Photo: Bastiaan Slabbers/NewsWorks

This article was originally published in The Notebook. In August 2020, The Notebook became Chalkbeat Philadelphia.

For many Philadelphia families, the city’s special admissions magnet schools are key resources that keep them from moving out of town.

But what would happen if one of these schools was suddenly required to drop its acceptance requirements and begin enrolling students performing at far lower academic standards?

One Northwest Philadelphia public school – Hill-Freedman World Academy – is on track to find out.

Demagnetizing a magnet

HIll-Freedman principal Anthony Majewski has been in a quandary over the last few years.

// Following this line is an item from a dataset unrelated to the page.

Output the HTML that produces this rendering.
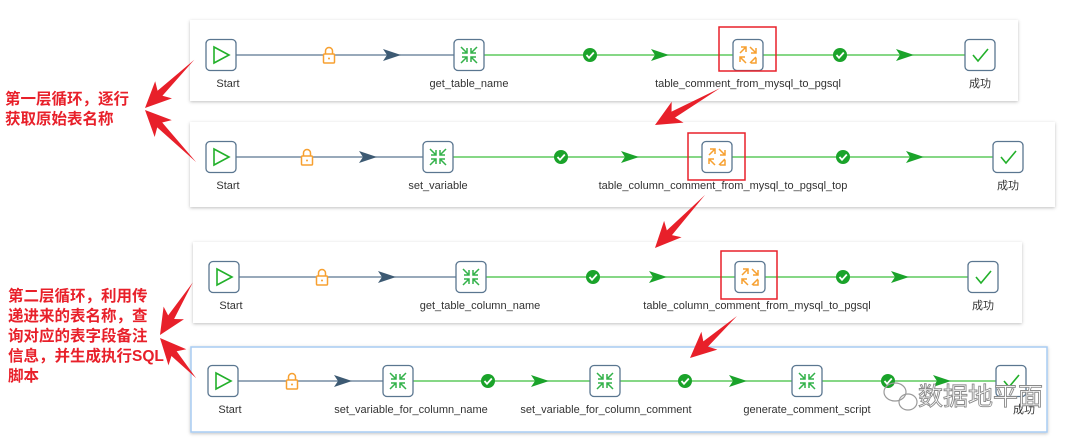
<!DOCTYPE html>
<html><head><meta charset="utf-8"><style>
html,body{margin:0;padding:0;background:#fff;width:1080px;height:444px;overflow:hidden}
svg{display:block}
.lbl{font-family:"Liberation Sans","Noto Sans CJK SC",sans-serif;font-size:11px;fill:#333;text-anchor:middle}
.red{font-family:"Liberation Sans","Noto Sans CJK SC",sans-serif;font-size:15.5px;font-weight:bold;fill:#e8202a}
</style></head><body>
<svg width="1080" height="444" viewBox="0 0 1080 444" xmlns="http://www.w3.org/2000/svg">
<defs>
<filter id="sh" x="-5%" y="-20%" width="110%" height="140%"><feDropShadow dx="0" dy="1" stdDeviation="1.5" flood-color="#000" flood-opacity="0.25"/></filter>
<g id="box"><rect x="-15" y="-15.5" width="30" height="31" rx="4" fill="#fff" stroke="#5a7690" stroke-width="1.3"/></g>
<g id="start"><use href="#box"/><path d="M-7,-8 L8,0 L-7,8 Z" fill="none" stroke="#22b02a" stroke-width="1.6"/></g>
<g id="ok"><use href="#box"/><path d="M-7,0 L-2,6 L8,-6" fill="none" stroke="#22b02a" stroke-width="1.6"/></g>
<g id="tr"><use href="#box"/><g stroke="#33b24a" stroke-width="1.5" fill="none">
<path d="M-8,-8 L-2,-2 M-2,-7 L-2,-2 L-7,-2"/><path d="M8,-8 L2,-2 M2,-7 L2,-2 L7,-2"/>
<path d="M-8,8 L-2,2 M-2,7 L-2,2 L-7,2"/><path d="M8,8 L2,2 M2,7 L2,2 L7,2"/></g></g>
<g id="job"><use href="#box"/><g stroke="#f7a030" stroke-width="1.5" fill="none">
<path d="M-8,-2 L-2,-8 M-7,-8 L-2,-8 L-2,-3"/><path d="M2,-8 L8,-2 M8,-7 L8,-2 L3,-2"/>
<path d="M-8,2 L-2,8 M-8,7 L-8,2 L-3,2"/><path d="M2,8 L8,2 M3,8 L8,8 L8,3"/></g></g>
<g id="lock"><path d="M-3.5,-2 V-5 A3.5,3.5 0 0 1 3.5,-5 V-2" fill="none" stroke="#f7a030" stroke-width="1.5"/><rect x="-5.5" y="-2" width="11" height="9" rx="1" fill="#fff" stroke="#f7a030" stroke-width="1.5"/><circle cx="0" cy="2.5" r="1" fill="#f7a030"/></g>
<g id="dot"><circle r="7" fill="#1aa32a"/><path d="M-3.5,0 L-1,2.8 L3.8,-2.5" fill="none" stroke="#fff" stroke-width="1.8"/></g>
<path id="ga" d="M-9,-6 L9,0 L-9,6 L-5,0 Z" fill="#1aa32a"/>
<path id="da" d="M-9,-6 L9,0 L-9,6 L-5,0 Z" fill="#3d5a73"/>
</defs>

<rect x="190" y="20" width="828" height="81" fill="#fff" filter="url(#sh)"/>
<rect x="190" y="122" width="865" height="85" fill="#fff" filter="url(#sh)"/>
<rect x="193" y="242" width="829" height="81" fill="#fff" filter="url(#sh)"/>
<rect x="191" y="347" width="856" height="85" fill="#fff" stroke="#a8ccf2" stroke-width="1.5" filter="url(#sh)"/>

<!-- panel 1 -->
<line x1="236" y1="55" x2="454" y2="55" stroke="#5a7690" stroke-width="1.3"/>
<line x1="484" y1="55" x2="965" y2="55" stroke="#3fbf3f" stroke-width="1.3"/>
<use href="#lock" x="329" y="56"/><use href="#da" x="392" y="55"/>
<use href="#dot" x="590" y="55"/><use href="#ga" x="660" y="55"/>
<use href="#dot" x="840" y="55"/><use href="#ga" x="905" y="55"/>
<use href="#start" x="221" y="55"/><use href="#tr" x="469" y="55"/><use href="#job" x="748" y="55"/><use href="#ok" x="980" y="55"/>
<rect x="719" y="27" width="57" height="44" fill="none" stroke="#e8202a" stroke-width="1.5"/>
<text class="lbl" x="228" y="87">Start</text><text class="lbl" x="469" y="87">get_table_name</text>
<text class="lbl" x="748" y="87">table_comment_from_mysql_to_pgsql</text><text class="lbl" x="980" y="87">成功</text>

<!-- panel 2 -->
<line x1="236" y1="157" x2="423" y2="157" stroke="#5a7690" stroke-width="1.3"/>
<line x1="453" y1="157" x2="993" y2="157" stroke="#3fbf3f" stroke-width="1.3"/>
<use href="#lock" x="307" y="158"/><use href="#da" x="368" y="157"/>
<use href="#dot" x="561" y="157"/><use href="#ga" x="630" y="157"/>
<use href="#dot" x="843" y="157"/><use href="#ga" x="915" y="157"/>
<use href="#start" x="221" y="157"/><use href="#tr" x="438" y="157"/><use href="#job" x="717" y="157"/><use href="#ok" x="1008" y="157"/>
<rect x="688" y="133" width="57" height="47" fill="none" stroke="#e8202a" stroke-width="1.5"/>
<text class="lbl" x="228" y="189">Start</text><text class="lbl" x="438" y="189">set_variable</text>
<text class="lbl" x="723" y="189">table_column_comment_from_mysql_to_pgsql_top</text><text class="lbl" x="1008" y="189">成功</text>

<!-- panel 3 -->
<line x1="239" y1="277" x2="456" y2="277" stroke="#5a7690" stroke-width="1.3"/>
<line x1="486" y1="277" x2="968" y2="277" stroke="#3fbf3f" stroke-width="1.3"/>
<use href="#lock" x="322" y="278"/><use href="#da" x="387" y="277"/>
<use href="#dot" x="593" y="277"/><use href="#ga" x="658" y="277"/>
<use href="#dot" x="843" y="277"/><use href="#ga" x="900" y="277"/>
<use href="#start" x="224" y="277"/><use href="#tr" x="471" y="277"/><use href="#job" x="750" y="277"/><use href="#ok" x="983" y="277"/>
<rect x="721" y="251" width="56" height="48" fill="none" stroke="#e8202a" stroke-width="1.5"/>
<text class="lbl" x="231" y="309">Start</text><text class="lbl" x="480" y="309">get_table_column_name</text>
<text class="lbl" x="757" y="309">table_column_comment_from_mysql_to_pgsql</text><text class="lbl" x="983" y="309">成功</text>

<!-- panel 4 -->
<line x1="238" y1="381" x2="383" y2="381" stroke="#5a7690" stroke-width="1.3"/>
<line x1="413" y1="381" x2="996" y2="381" stroke="#3fbf3f" stroke-width="1.3"/>
<use href="#lock" x="292" y="382"/><use href="#da" x="343" y="381"/>
<use href="#dot" x="488" y="381"/><use href="#ga" x="540" y="381"/>
<use href="#dot" x="685" y="381"/><use href="#ga" x="738" y="381"/>
<use href="#dot" x="888" y="381"/><use href="#ga" x="942" y="381"/>
<use href="#start" x="223" y="381"/><use href="#tr" x="398" y="381"/><use href="#tr" x="605" y="381"/><use href="#tr" x="807" y="381"/><use href="#ok" x="1011" y="381"/>
<text class="lbl" x="230" y="413">Start</text><text class="lbl" x="411" y="413">set_variable_for_column_name</text>
<text class="lbl" x="606" y="413">set_variable_for_column_comment</text><text class="lbl" x="807" y="413">generate_comment_script</text><text class="lbl" x="1024" y="413">成功</text>

<!-- watermark -->
<g fill="none" stroke="#9a9a9a" stroke-width="1.2">
<ellipse cx="895" cy="392" rx="11" ry="9"/><ellipse cx="908" cy="402" rx="9" ry="8"/></g>
<text x="918" y="405" font-family="'Noto Sans CJK SC',sans-serif" font-size="25" fill="#fff" stroke="#8a8a8a" stroke-width="0.9">数据地平面</text>

<!-- red arrows -->
<g fill="#e8202a">
<polygon transform="translate(145,108) rotate(-44.4)" points="0,0 26,-12 21,-3.5 69,0 21,3.5 26,12"/>
<polygon transform="translate(145,110) rotate(45.5)" points="0,0 26,-12 21,-3.5 73,0 21,3.5 26,12"/>
<polygon transform="translate(655,125) rotate(-29.6)" points="0,0 26,-12 21,-3.5 75,0 21,3.5 26,12"/>
<polygon transform="translate(655,248) rotate(-46.7)" points="0,0 26,-12 21,-3.5 73,0 21,3.5 26,12"/>
<polygon transform="translate(690,358) rotate(-41.8)" points="0,0 26,-12 21,-3.5 63,0 21,3.5 26,12"/>
<polygon transform="translate(160,335) rotate(-58)" points="0,0 26,-12 21,-3.5 62,0 21,3.5 26,12"/>
<polygon transform="translate(160,338) rotate(48)" points="0,0 26,-12 21,-3.5 54,0 21,3.5 26,12"/>
</g>

<text class="red" x="5" y="104">第一层循环，逐行</text>
<text class="red" x="5" y="124">获取原始表名称</text>
<text class="red" x="8" y="301">第二层循环，利用传</text>
<text class="red" x="8" y="321">递进来的表名称，查</text>
<text class="red" x="8" y="341">询对应的表字段备注</text>
<text class="red" x="8" y="361">信息，并生成执行SQL</text>
<text class="red" x="8" y="381">脚本</text>
</svg>
</body></html>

Parents at his high-performing special admissions middle school wanted the program to expand into a high school, but the building didn’t have enough space.

"I think we have one of the most amazing programs in the city," he said. "However, to sell it – and not have a home – is very difficult."

Majewski got the green light from the District to expand anyway – boosted by a grant from the Philadelphia School Partnership. But the solution was to put the high school kids in another building a mile away.

So last year and this year, he’s been running back and forth as principal at both.

"The feeling of community is rough," he said. "I feel like I can’t really delve into the school when I’m jumping back and forth every day."

In October, District leaders came up with a new solution for Hill-Freedman, unveiled as part of a slate of changes that Superintendent William Hite promises will increase opportunities for 5,000 students at 12 schools.

Hite proposed closing nearby Leeds Middle School – a long-struggling school that accepts all comers from the neighborhood – and moving the entire Hill-Freedman operation into the Leeds building.

But here’s where the proposal gets thorny for many Hill-Freedman parents: The 133 kids in Leeds’ current 6th and 7th grades would stay in the Leeds building next year and be mixed into the incoming classes of magnet school students.

"I have concerns, and I have questions," said Sandra Carter, whose daughter is a Hill-Freedman 7th grader.

"I’m all for giving kids an even opportunity, and I do believe that there are some situations where some kids were not afforded an opportunity because of whatever – bad school, bad neighborhood, bad parents. But the reality is, my child tested to come in. And by testing, she had to meet certain criteria," said Carter. "And I do have a question, as to, if you can’t meet those grades today, then why are you given an opportunity to come into this school?"


Unlike many debates about integrating schools, this one is not about race. Both schools have an overwhelmingly Black student population.

But they do differ significantly in terms of economic class, which often translates into access to additional supports, early literacy proficiency and perceived school quality.